Secrets to That Showroom Shine Photo
Going from a good photo to a great one is all about the details. After years of trial and error, these are the little things I do that make the biggest difference. They elevate a simple picture into something you’d be proud to print and frame.
- The “Water Beading” Detail Shot: After that fresh wax from the Big Wave wash, the water beading is incredible. Use a small spray bottle to gently mist a panel, like the hood or a fender. Then, get up close and focus on those perfect little domes of water. It’s a powerful visual that screams “clean and protected.”
- Focus on the Jewelry: Don’t just shoot the whole car. Take detail shots of the “jewelry”—the emblems, the design of the headlights, the clean wheel spokes, the carbon fiber trim. These close-up shots tell a story of quality and care, adding a professional feel to your photo set.
- My Big Mistake (Learn From It!): For years, I thought the brightest sun made cars look the shiniest. Wrong. I once spent an entire afternoon shooting my black car under the midday Texas sun.
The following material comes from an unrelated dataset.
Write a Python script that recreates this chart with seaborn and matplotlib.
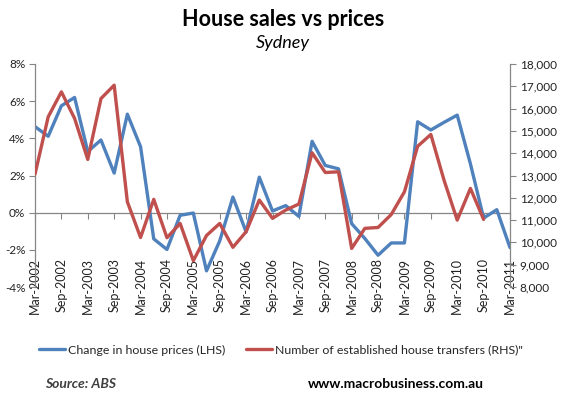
import numpy as np
import pandas as pd
import matplotlib
matplotlib.use("Agg")
import matplotlib.pyplot as plt
import seaborn as sns
from matplotlib.ticker import FuncFormatter

quarters = ["Mar-2002", "Jun-2002", "Sep-2002", "Dec-2002",
            "Mar-2003", "Jun-2003", "Sep-2003", "Dec-2003",
            "Mar-2004", "Jun-2004", "Sep-2004", "Dec-2004",
            "Mar-2005", "Jun-2005", "Sep-2005", "Dec-2005",
            "Mar-2006", "Jun-2006", "Sep-2006", "Dec-2006",
            "Mar-2007", "Jun-2007", "Sep-2007", "Dec-2007",
            "Mar-2008", "Jun-2008", "Sep-2008", "Dec-2008",
            "Mar-2009", "Jun-2009", "Sep-2009", "Dec-2009",
            "Mar-2010", "Jun-2010", "Sep-2010", "Dec-2010",
            "Mar-2011"]

price_change = [4.63, 4.11, 5.75, 6.20, 3.29, 3.91, 2.13, 5.30,
                3.55, -1.41, -1.98, -0.14, -0.02, -3.13, -1.52, 0.84,
                -1.04, 1.91, 0.09, 0.38, -0.20, 3.84, 2.54, 2.36,
                -0.59, -1.39, -2.29, -1.63, -1.63, 4.89, 4.45, 4.86,
                5.25, 2.63, -0.29, 0.16, -1.88]

transfers = [13060, 15630, 16750, 15560, 13720, 16450, 17050, 11820,
             10220, 11930, 10210, 10850, 9180, 10310, 10850, 9780,
             10480, 11900, 11080, 11450, 11720, 14020, 13135, 13165,
             9730, 10630, 10670, 11250, 12270, 14310, 14840, 12790,
             11000, 12420, 11030]

left_ticks = [-4, -2, 0, 2, 4, 6, 8]
right_ticks = [8000, 9000, 10000, 11000, 12000, 13000, 14000, 15000,
               16000, 17000, 18000]

BLUE = "#4F81BD"
RED = "#C0504D"

sns.set_style("white")
plt.rcParams["font.family"] = ["Lato", "DejaVu Sans"]

fig = plt.figure(figsize=(5.66, 3.97), dpi=100)
L, R, T, B = 35 / 566, 510 / 566, 64 / 397, 287 / 397
ax = fig.add_axes([L, 1 - B, R - L, B - T])
ax2 = ax.twinx()

df_p = pd.DataFrame({"x": np.arange(len(price_change)), "y": price_change})
df_t = pd.DataFrame({"x": np.arange(len(transfers)), "y": transfers})

sns.lineplot(data=df_p, x="x", y="y", ax=ax, color=BLUE, linewidth=2.4,
             label="Change in house prices (LHS)", legend=False)
sns.lineplot(data=df_t, x="x", y="y", ax=ax2, color=RED, linewidth=2.4,
             label='Number of established house transfers (RHS)"', legend=False)

ax.set_xlim(0, len(quarters) - 1)
ax.set_ylim(-4, 8)
ax2.set_ylim(8000, 18000)
ax.set_xlabel("")
ax.set_ylabel("")
ax2.set_ylabel("")

gray = "#868686"
tick_idx = list(range(0, len(quarters), 2))
ax.set_xticks(tick_idx)
ax.set_xticklabels([quarters[i] for i in tick_idx], rotation=90,
                   fontsize=9, color="#222222", ha="left", va="top")
ax.tick_params(axis="x", length=0, pad=-21)
for lbl in ax.get_xticklabels():
    lbl.set_horizontalalignment("center")

ax.set_yticks(left_ticks)
ax.yaxis.set_major_formatter(FuncFormatter(lambda v, p: f"{int(v)}%"))
ax.tick_params(axis="y", direction="out", length=4, color=gray,
               labelsize=8.5, labelcolor="#222222", left=True, pad=3)

ax2.set_yticks(right_ticks)
ax2.yaxis.set_major_formatter(FuncFormatter(lambda v, p: f"{int(v):,}"))
ax2.tick_params(axis="y", direction="out", length=4, color=gray,
                labelsize=8.5, labelcolor="#222222", right=True, pad=3)

for a in (ax, ax2):
    a.spines["top"].set_visible(False)
    a.spines["bottom"].set_visible(False)
ax.spines["left"].set_color(gray)
ax.spines["right"].set_visible(False)
ax2.spines["left"].set_visible(False)
ax2.spines["right"].set_color(gray)
ax2.spines["right"].set_linewidth(0.9)
ax.spines["left"].set_linewidth(0.9)

# zero line with tick marks
zero_frac = (0 - (-4)) / (8 - (-4))
sec = ax.secondary_xaxis(zero_frac)
sec.set_xticks(tick_idx)
sec.set_xticklabels([])
sec.tick_params(axis="x", direction="out", length=4, color=gray)
sec.spines["bottom"].set_color(gray)
sec.spines["bottom"].set_linewidth(0.9)

fig.text(0.5, 1 - 19 / 397, "House sales vs prices", ha="center", va="center",
         fontsize=15.5, fontweight="bold", color="black")
fig.text(0.5, 1 - 43 / 397, "Sydney", ha="center", va="center",
         fontsize=13, fontstyle="italic", color="black")

h1, l1 = ax.get_legend_handles_labels()
h2, l2 = ax2.get_legend_handles_labels()
fig.legend(h1 + h2, l1 + l2, loc="center", bbox_to_anchor=(281 / 566, 1 - 350 / 397),
           ncol=2, frameon=False, fontsize=8.9, handlelength=2.1, handletextpad=0.25,
           columnspacing=1.7)

fig.text(45 / 566, 1 - 384 / 397, "Source: ABS", ha="left", va="center",
         fontsize=10, fontweight="bold", fontstyle="italic", color="#404040")
fig.text(396 / 566, 1 - 384 / 397, "www.macrobusiness.com.au", ha="center", va="center",
         fontsize=10, fontweight="bold", color="black")

fig.savefig("out.png", dpi=100)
The photos were a disaster. The paint looked gray, every tiny surface imperfection was magnified, and the reflections were blinding. Never shoot in direct, overhead sunlight. If you must, find a shady spot under an overpass or the side of a large building.
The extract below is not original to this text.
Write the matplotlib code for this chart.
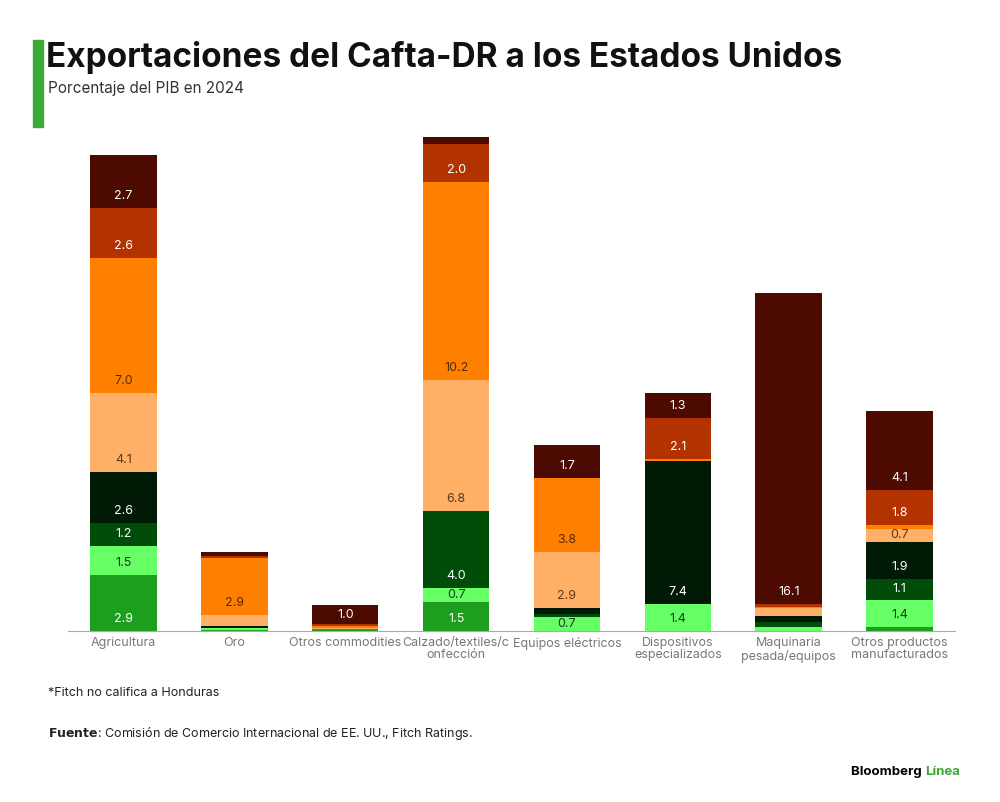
import matplotlib.pyplot as plt
import numpy as np

plt.rcParams['font.family'] = ['Inter', 'DejaVu Sans']

categories = ['Agricultura', 'Oro', 'Otros commodities', 'Calzado/textiles/c\nonfección',
              'Equipos eléctricos', 'Dispositivos\nespecializados', 'Maquinaria\npesada/equipos',
              'Otros productos\nmanufacturados']

# stacked series, bottom to top
s0 = [2.9, 0.05, 0.1, 1.5, 0.0, 0.0, 0.0, 0.2]
s1 = [1.5, 0.1, 0.0, 0.7, 0.7, 1.4, 0.2, 1.4]
s2 = [1.2, 0.0, 0.0, 4.0, 0.2, 0.0, 0.25, 1.1]
s3 = [2.6, 0.1, 0.0, 0.0, 0.3, 7.4, 0.35, 1.9]
s4 = [4.1, 0.6, 0.05, 6.8, 2.9, 0.0, 0.4, 0.7]
s5 = [7.0, 2.9, 0.1, 10.2, 3.8, 0.1, 0.05, 0.2]
s6 = [2.6, 0.15, 0.1, 2.0, 0.0, 2.1, 0.15, 1.8]
s7 = [2.7, 0.2, 1.0, 0.35, 1.7, 1.3, 16.1, 4.1]
series = [s0, s1, s2, s3, s4, s5, s6, s7]

colors = ['#1e9e1e', '#66ff66', '#004d0a', '#001a05', '#ffb066', '#ff8000', '#b33300', '#4d0a00']
text_colors = ['white', '#1a3a1a', 'white', 'white', '#5a3a1a', '#5a2a00', 'white', 'white']

fig = plt.figure(figsize=(10, 8.02), dpi=100)
ax = fig.add_axes([0.068, 1 - 631 / 802, 0.887, (631 - 136) / 802])

x = np.arange(len(categories))
bottom = np.zeros(len(categories))
for vals, c, tc in zip(series, colors, text_colors):
    vals = np.array(vals)
    ax.bar(x, vals, 0.6, bottom=bottom, color=c)
    for xi, v, b in zip(x, vals, bottom):
        if v >= 0.65:
            ax.text(xi, b + min(v / 2, 0.62), f'{v:.1f}', ha='center', va='center', color=tc, fontsize=9)
    bottom += vals

ax.set_xlim(-0.5, 7.5)
ax.set_ylim(0, 25.6)
ax.set_xticks(x)
ax.set_xticklabels(categories, color='#777777', fontsize=9, linespacing=1.1)
ax.tick_params(axis='x', length=0, pad=4)
ax.set_yticks([])
for s in ['top', 'right', 'left']:
    ax.spines[s].set_visible(False)
ax.spines['bottom'].set_color('#aaaaaa')

fig.patches.append(plt.Rectangle((33 / 1000, 1 - 127 / 802), 10 / 1000, 87 / 802,
                                 transform=fig.transFigure, color='#3aa935'))
fig.text(0.046, 1 - 57 / 802, 'Exportaciones del Cafta-DR a los Estados Unidos',
         fontsize=24, fontweight='bold', va='center', color='#111111')
fig.text(0.048, 1 - 89 / 802, 'Porcentaje del PIB en 2024', fontsize=11, va='center', color='#333333')
fig.text(0.048, 1 - 693 / 802, '*Fitch no califica a Honduras', fontsize=9, va='center', color='#222222')
fig.text(0.048, 1 - 733 / 802, r'$\bf{Fuente}$: Comisión de Comercio Internacional de EE. UU., Fitch Ratings.',
         fontsize=9, va='center', color='#222222')
fig.text(0.925, 1 - 772 / 802, 'Bloomberg ', fontsize=9.5, fontweight='bold', ha='right', va='center')
fig.text(0.925, 1 - 772 / 802, 'Línea', fontsize=9.5, fontweight='bold', color='#3aa935', ha='left', va='center')

fig.savefig('out.png', dpi=100)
- Simple Edits for Maximum Pop: You don’t need Photoshop. In your phone’s built-in editor, make these subtle tweaks: slightly increase the contrast to make the darks deeper and the lights brighter. Add a touch of “vibrance” or “saturation” to make the color pop. And finally, use the “sharpening” tool just a little bit to make the details crisp. A little goes a long way.
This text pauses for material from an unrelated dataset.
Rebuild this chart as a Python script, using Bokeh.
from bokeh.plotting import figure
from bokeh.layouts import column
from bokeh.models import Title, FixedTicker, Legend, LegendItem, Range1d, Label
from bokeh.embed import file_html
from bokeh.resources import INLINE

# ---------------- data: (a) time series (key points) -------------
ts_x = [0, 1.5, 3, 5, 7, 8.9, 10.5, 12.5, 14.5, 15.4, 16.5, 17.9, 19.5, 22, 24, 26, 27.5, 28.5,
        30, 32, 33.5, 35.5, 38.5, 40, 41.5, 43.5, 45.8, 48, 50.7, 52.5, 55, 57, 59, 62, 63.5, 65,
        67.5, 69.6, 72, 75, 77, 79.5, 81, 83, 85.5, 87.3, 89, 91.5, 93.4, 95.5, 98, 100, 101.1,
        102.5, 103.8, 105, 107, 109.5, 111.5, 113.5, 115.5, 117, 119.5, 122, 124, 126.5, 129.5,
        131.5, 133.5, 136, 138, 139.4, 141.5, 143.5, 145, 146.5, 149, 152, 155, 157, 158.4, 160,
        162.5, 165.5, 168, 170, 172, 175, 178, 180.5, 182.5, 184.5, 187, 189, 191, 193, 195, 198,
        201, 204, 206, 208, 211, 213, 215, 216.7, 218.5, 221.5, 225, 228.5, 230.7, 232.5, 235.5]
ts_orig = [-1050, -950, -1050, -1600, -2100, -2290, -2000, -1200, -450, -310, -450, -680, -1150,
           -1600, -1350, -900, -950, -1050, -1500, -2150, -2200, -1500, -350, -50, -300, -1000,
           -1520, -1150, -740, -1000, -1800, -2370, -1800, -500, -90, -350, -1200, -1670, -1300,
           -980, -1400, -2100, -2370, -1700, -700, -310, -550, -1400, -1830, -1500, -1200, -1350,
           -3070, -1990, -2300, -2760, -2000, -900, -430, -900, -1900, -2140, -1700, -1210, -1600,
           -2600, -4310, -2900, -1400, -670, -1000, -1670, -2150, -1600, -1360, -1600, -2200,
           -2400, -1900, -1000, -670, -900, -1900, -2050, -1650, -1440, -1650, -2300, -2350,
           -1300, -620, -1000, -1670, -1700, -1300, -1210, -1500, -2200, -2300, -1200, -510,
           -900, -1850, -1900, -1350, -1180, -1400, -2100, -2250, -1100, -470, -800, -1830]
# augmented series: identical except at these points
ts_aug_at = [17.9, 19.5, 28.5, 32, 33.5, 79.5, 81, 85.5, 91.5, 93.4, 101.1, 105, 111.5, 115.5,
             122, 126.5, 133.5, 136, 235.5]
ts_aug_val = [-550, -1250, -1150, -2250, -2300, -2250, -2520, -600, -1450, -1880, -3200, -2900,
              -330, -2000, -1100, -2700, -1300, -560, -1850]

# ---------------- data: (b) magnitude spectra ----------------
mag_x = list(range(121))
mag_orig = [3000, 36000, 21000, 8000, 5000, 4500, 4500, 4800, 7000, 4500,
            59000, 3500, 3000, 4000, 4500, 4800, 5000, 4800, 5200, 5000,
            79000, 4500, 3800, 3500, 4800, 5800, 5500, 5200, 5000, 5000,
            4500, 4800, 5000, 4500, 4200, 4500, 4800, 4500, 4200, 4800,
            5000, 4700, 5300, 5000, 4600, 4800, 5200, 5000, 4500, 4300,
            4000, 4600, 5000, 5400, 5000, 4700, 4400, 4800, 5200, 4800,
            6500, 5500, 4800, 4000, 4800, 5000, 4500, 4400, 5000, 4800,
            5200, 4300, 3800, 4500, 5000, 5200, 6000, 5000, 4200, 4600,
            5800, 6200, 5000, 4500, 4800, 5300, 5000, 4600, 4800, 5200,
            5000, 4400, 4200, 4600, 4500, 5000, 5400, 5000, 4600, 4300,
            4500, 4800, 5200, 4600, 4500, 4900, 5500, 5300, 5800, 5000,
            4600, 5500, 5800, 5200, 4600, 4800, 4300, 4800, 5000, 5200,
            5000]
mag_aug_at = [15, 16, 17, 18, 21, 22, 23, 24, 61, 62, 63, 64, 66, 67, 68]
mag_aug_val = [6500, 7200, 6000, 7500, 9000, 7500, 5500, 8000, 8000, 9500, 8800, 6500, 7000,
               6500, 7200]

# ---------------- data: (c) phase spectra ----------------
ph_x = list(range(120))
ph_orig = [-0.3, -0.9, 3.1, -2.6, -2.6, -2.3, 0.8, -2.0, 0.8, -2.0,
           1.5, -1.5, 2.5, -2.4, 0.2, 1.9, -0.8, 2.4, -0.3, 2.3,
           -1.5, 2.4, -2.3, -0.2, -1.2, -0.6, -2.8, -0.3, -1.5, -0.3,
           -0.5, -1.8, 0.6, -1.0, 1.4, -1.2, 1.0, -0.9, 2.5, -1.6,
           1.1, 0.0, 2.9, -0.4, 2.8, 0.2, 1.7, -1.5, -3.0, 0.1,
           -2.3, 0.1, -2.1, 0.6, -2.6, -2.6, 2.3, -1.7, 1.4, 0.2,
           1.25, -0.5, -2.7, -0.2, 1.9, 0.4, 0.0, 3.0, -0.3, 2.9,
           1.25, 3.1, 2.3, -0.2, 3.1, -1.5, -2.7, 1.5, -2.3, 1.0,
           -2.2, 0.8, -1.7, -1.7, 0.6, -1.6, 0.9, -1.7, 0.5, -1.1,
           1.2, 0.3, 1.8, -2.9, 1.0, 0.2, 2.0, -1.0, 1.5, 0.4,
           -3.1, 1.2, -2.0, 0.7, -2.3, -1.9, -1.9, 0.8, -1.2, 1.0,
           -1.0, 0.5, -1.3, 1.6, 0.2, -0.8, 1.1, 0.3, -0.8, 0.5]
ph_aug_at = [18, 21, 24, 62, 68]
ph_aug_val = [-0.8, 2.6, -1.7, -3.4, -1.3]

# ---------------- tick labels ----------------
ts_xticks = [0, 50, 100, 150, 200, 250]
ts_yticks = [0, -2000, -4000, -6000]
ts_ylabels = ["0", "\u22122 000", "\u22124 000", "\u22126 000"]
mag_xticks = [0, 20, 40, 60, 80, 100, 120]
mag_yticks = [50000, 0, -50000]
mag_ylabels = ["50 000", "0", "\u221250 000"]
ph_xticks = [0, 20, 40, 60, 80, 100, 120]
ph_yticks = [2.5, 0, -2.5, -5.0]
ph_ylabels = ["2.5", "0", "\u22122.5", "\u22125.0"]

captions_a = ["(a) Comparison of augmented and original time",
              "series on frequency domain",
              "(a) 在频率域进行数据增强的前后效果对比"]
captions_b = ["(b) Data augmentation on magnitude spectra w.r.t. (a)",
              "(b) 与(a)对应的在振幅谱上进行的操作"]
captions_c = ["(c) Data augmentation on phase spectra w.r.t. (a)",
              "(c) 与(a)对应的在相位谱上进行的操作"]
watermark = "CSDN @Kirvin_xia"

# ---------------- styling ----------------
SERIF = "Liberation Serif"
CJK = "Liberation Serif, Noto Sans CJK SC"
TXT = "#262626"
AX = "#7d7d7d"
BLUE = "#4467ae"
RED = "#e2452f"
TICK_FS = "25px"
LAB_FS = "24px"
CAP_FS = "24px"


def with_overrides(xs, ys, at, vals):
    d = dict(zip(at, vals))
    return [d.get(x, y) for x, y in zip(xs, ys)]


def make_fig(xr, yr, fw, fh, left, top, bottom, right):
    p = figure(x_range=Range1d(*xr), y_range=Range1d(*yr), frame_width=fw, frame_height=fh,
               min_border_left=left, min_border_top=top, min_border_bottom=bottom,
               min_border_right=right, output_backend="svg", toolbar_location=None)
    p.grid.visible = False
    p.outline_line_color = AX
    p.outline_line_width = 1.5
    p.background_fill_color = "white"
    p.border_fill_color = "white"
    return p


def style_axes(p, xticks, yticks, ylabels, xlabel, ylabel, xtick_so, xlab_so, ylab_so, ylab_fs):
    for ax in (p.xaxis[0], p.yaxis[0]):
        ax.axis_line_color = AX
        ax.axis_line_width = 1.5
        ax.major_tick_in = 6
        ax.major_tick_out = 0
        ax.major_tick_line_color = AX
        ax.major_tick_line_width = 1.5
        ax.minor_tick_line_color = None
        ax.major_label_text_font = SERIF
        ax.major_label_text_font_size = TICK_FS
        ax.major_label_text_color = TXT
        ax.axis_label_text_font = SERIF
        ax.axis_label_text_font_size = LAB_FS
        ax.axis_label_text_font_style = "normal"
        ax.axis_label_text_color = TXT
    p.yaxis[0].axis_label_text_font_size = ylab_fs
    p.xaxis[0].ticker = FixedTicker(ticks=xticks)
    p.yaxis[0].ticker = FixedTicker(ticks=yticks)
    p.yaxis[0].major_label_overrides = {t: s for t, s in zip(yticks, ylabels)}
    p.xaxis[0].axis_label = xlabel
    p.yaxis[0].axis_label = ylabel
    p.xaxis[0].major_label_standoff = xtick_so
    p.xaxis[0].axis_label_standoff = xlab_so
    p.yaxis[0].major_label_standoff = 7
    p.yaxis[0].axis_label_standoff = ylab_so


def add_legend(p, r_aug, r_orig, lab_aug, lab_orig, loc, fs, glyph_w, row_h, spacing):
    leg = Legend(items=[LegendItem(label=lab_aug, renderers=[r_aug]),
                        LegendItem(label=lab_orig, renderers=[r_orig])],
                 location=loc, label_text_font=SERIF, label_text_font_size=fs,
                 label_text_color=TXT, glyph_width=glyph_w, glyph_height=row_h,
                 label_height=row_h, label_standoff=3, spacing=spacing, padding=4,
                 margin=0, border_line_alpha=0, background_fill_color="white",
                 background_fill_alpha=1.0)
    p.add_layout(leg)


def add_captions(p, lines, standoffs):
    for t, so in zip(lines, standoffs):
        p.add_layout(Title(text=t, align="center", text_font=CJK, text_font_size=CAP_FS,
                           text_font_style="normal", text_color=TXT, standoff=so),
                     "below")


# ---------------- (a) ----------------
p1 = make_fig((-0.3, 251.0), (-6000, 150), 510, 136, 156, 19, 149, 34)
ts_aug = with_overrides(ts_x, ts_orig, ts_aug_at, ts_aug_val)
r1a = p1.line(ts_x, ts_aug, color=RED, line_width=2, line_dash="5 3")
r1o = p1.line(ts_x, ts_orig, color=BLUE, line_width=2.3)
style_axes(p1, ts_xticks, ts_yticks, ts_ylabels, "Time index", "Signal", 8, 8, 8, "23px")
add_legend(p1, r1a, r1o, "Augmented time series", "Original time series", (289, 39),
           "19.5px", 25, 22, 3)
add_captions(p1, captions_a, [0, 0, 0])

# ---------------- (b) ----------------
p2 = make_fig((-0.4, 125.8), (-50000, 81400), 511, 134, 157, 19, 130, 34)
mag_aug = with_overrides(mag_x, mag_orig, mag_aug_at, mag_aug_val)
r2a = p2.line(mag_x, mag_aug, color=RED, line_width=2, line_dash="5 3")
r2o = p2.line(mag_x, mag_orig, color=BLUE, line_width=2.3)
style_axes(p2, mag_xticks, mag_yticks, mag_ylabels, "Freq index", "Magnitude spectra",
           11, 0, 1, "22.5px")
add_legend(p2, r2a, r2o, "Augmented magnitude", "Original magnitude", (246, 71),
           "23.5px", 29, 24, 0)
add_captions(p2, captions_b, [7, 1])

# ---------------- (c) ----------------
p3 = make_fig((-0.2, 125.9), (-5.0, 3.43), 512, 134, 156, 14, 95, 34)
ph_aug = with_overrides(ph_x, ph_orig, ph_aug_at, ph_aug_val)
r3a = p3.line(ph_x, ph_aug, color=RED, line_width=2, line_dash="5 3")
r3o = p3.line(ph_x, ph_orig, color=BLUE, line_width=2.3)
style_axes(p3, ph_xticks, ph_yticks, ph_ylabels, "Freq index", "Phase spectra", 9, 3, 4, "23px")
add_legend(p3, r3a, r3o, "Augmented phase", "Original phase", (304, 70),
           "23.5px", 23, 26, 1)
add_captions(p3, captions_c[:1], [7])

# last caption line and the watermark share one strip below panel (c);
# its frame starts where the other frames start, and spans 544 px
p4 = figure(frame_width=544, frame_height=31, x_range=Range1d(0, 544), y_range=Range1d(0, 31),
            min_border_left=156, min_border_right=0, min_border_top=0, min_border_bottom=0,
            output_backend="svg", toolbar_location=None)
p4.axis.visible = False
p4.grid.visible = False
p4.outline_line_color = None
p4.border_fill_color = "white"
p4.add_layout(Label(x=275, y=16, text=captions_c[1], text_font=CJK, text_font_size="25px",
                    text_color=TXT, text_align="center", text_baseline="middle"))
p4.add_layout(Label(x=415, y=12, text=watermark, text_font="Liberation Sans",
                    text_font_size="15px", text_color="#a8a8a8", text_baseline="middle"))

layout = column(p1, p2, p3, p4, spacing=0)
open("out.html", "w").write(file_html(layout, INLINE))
Frequently Asked Questions
Do I really need a professional camera for good car photos?
Absolutely not. Modern smartphone cameras are incredibly capable. The techniques of lighting, angle, and controlling reflections are far more important than the camera body itself. A well-composed smartphone shot will always beat a poorly planned DSLR shot.
What’s the best way to get rid of my own reflection in the paint?
Wear dark, plain clothing to minimize your reflection. Then, change your angle. Take a few steps to the left or right, or raise or lower your camera position. Often, a small shift is all it takes to move your reflection off the panel you’re shooting.
Is it a good idea to take photos inside the car wash itself?
It can be very dramatic, but it’s tricky. The colorful lights and water spray can look amazing, but be mindful of your safety and the safety of your equipment. A shot of the car emerging from the tunnel, covered in suds, can be a great “during” shot to pair with your perfect “after” photo.
How do I make my car’s paint look deeper and more “wet”?
This is all about the polarizing filter and the time of day. The polarizer cuts the surface glare that washes out the color, and the soft light of golden hour provides smooth, liquid-like highlights that define the car’s shape and show off the paint’s depth.